I have been able to do this one single words like "american", but am having trouble with more than one word expressions such as "united states".
My df has a column for the actual text and then additional columns for metadata like author, year, and organization.
This is the code I used to do single words like "american":
a_corpus <- corpus(df, text = "text")
freq_grouped_year <- textstat_frequency(dfm(tokens(a_corpus)),
groups = a_corpus$Year)
# COLLECTION NAME - Filter the term "american", use lower case words
freq_word_year <- subset(freq_grouped_year, freq_grouped_year$feature
%in% "american")
ggplot(freq_word_year, aes(x = group, y = frequency)) +
geom_point() +
scale_y_continuous(limits = c(0, 300), breaks = c(seq(0, 300,
30))) +
xlab(NULL) +
ylab("Frequency") +
theme(axis.text.x = element_text(angle = 90, hjust = 1))
When I try to use a bigram like "united states", nothing shows up. From what I understand, dfm creates a list of individual words so they are not ordered in anyway, so looking for bigrams or more, doesn't work.
Is there a way to find frequencies for bigrams, trigrams or more?
Thank you!
Upvotes: 0
Views: 480
Reputation: 14902
To identify compound tokens, or in quanteda terminology, phrases, you need to compound the tokens using the list of fixed compounds. (There are other ways, such as using textstat_collocations()

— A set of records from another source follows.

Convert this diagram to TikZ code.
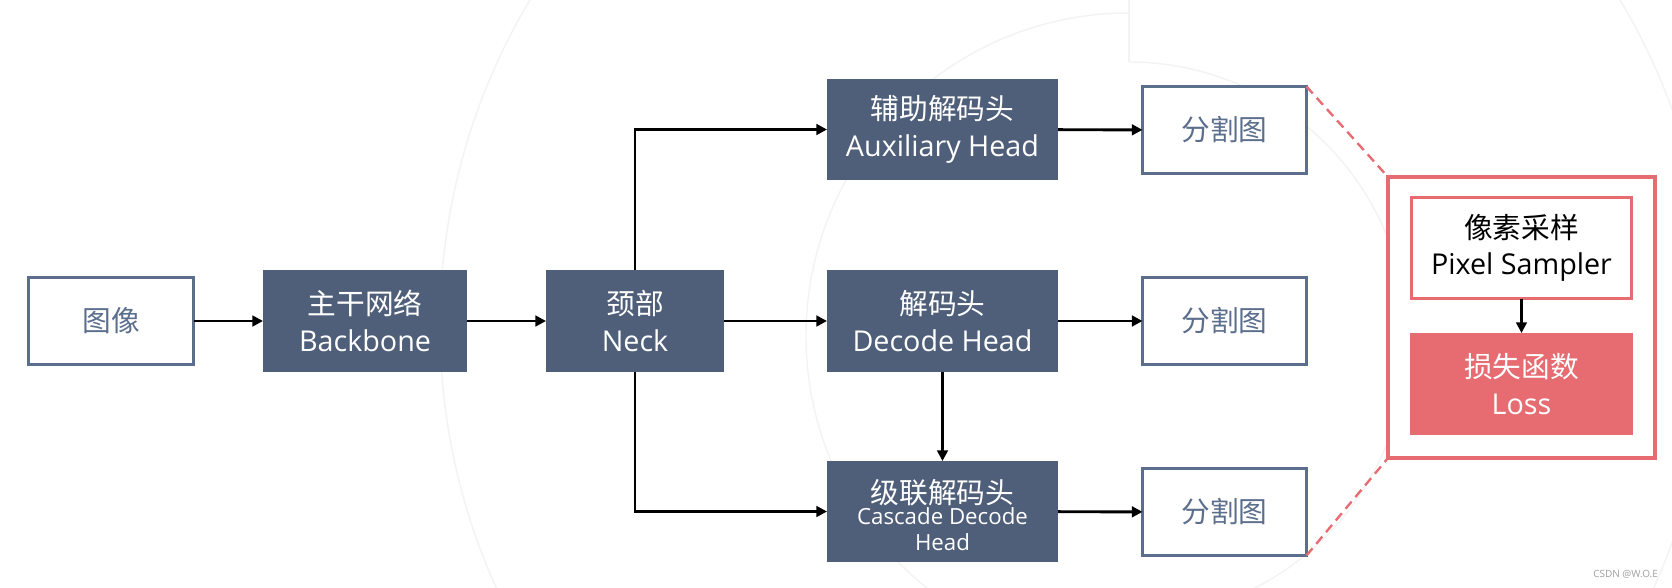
\documentclass[tikz,border=0pt]{standalone}
\usepackage{fontspec}
\setmainfont{Open Sans}
\newfontfamily\cjk{Noto Sans CJK SC}
\usetikzlibrary{arrows.meta}
\definecolor{slate}{HTML}{4F5F7A}
\definecolor{slateline}{HTML}{5B6E8C}
\definecolor{redc}{HTML}{E66C72}
\definecolor{bgarc}{HTML}{F3F3F3}
\begin{document}
\begin{tikzpicture}[x=0.03cm,y=-0.03cm,
  darkbox/.style={fill=slate, text=white, inner sep=0pt, outer sep=0pt, align=center,
    font=\fontsize{24.5}{31}\selectfont},
  whitebox/.style={draw=slateline, line width=2.8pt, fill=white, text=slateline, inner sep=0pt,
    outer sep=0pt, align=center, minimum width=164*0.03cm, minimum height=87*0.03cm,
    font=\cjk\fontsize{24.5}{31}\selectfont},
  arr/.style={line width=2.5pt, -{Triangle[length=9pt,width=9pt]}},
  bgline/.style={draw=bgarc, line width=1.2pt}]
\useasboundingbox[fill=white] (0,0) rectangle (1672,588);
% faint background arcs
\begin{scope}
\clip (0,0) rectangle (1672,588);
\draw[bgline] (1075,326) circle[radius=635];
\draw[bgline] (1129,13) arc[start angle=270, end angle=90, radius=323];
\draw[bgline] (1129,62) arc[start angle=-90, end angle=90, radius=278];
\draw[bgline] (1129,0) -- (1129,62);
\end{scope}
% nodes
\node[whitebox, minimum width=165*0.03cm] (img) at (111,321) {图像};
\node[darkbox, minimum width=204*0.03cm, minimum height=102*0.03cm] (bb) at (365,321) {{\cjk 主干网络}\\Backbone};
\node[darkbox, minimum width=178*0.03cm, minimum height=102*0.03cm] (neck) at (635,321) {{\cjk 颈部}\\Neck};
\node[darkbox, minimum width=231*0.03cm, minimum height=101*0.03cm] (aux) at (942.5,129.5) {{\cjk 辅助解码头}\\Auxiliary Head};
\node[darkbox, minimum width=231*0.03cm, minimum height=102*0.03cm] (dec) at (942.5,321) {{\cjk 解码头}\\Decode Head};
\node[darkbox, minimum width=231*0.03cm, minimum height=101*0.03cm] (casc) at (942.5,511.5)
  {\raisebox{-7pt}[\height][\depth]{\begin{tabular}{@{}c@{}}{\cjk 级联解码头}\\[-13pt]
   {\fontsize{19}{21}\selectfont Cascade Decode}\\[-9pt]
   {\fontsize{19}{21}\selectfont Head}\end{tabular}}};
\node[whitebox] (seg1) at (1224.5,130) {分割图};
\node[whitebox] (seg2) at (1224.5,321) {分割图};
\node[whitebox] (seg3) at (1224.5,512) {分割图};
\node[draw=redc, line width=3.3pt, fill=white, inner sep=0pt, outer sep=0pt,
  minimum width=267*0.03cm, minimum height=281*0.03cm] (loss box) at (1521.5,317.5) {};
\node[draw=redc, line width=2.8pt, fill=white, text=black, inner sep=0pt, outer sep=0pt, align=center,
  minimum width=220*0.03cm, minimum height=101*0.03cm, font=\fontsize{24.5}{31}\selectfont]
  (sampler) at (1521.5,248) {{\cjk 像素采样}\\Pixel Sampler};
\node[fill=redc, text=white, inner sep=0pt, outer sep=0pt, align=center,
  minimum width=223*0.03cm, minimum height=102*0.03cm, font=\fontsize{24.5}{31}\selectfont]
  (loss) at (1521.5,384) {{\cjk 损失函数}\\Loss};
\node[anchor=east, text=gray!75, inner sep=0pt, font=\fontsize{8.5}{10}\selectfont] (wm) at (1658,574) {CSDN @W.O.E};
% connectors
\draw[arr] (img) -- (bb);
\draw[arr] (bb) -- (neck);
\draw[arr] (neck) -- (dec);
\draw[arr] (neck.north) |- (aux.west);
\draw[arr] (neck.south) |- (casc.west);
\draw[arr] (dec) -- (casc);
\draw[arr] (aux) -- (seg1);
\draw[arr] (dec) -- (seg2);
\draw[arr] (casc) -- (seg3);
\draw[arr, line width=2pt] (sampler) -- (loss);
\draw[redc, line width=2pt, dash pattern=on 8pt off 5pt] (seg1.north east) -- (loss box.north west);
\draw[redc, line width=2pt, dash pattern=on 8pt off 5pt] (seg3.south east) -- (loss box.south west);
\end{tikzpicture}
\end{document}
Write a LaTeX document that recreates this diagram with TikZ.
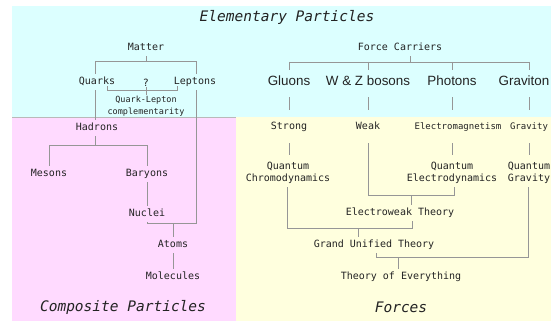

with filtering, but since you have a fixed list here for selection, this is the simplest.)
library("quanteda")
## Package version: 3.0
## Unicode version: 10.0
## ICU version: 61.1
## Parallel computing: 12 of 12 threads used.
## See https://quanteda.io for tutorials and examples.
library("quanteda.textstats")
a_corpus <- head(data_corpus_inaugural)
toks <- tokens(a_corpus)
toks <- tokens_compound(toks, phrase("United States"), concatenator = " ")
freq_grouped_year <- textstat_frequency(dfm(toks, tolower = FALSE), groups = Year)
freq_word_year <- subset(freq_grouped_year, freq_grouped_year$feature %in% "United States")
library("ggplot2")
ggplot(freq_word_year, aes(x = group, y = frequency)) +
geom_point() +
# scale_y_continuous(limits = c(0, 300), breaks = c(seq(0, 300, 30))) +
xlab(NULL) +
ylab("Frequency") +
theme(axis.text.x = element_text(angle = 90, hjust = 1))
Upvotes: 2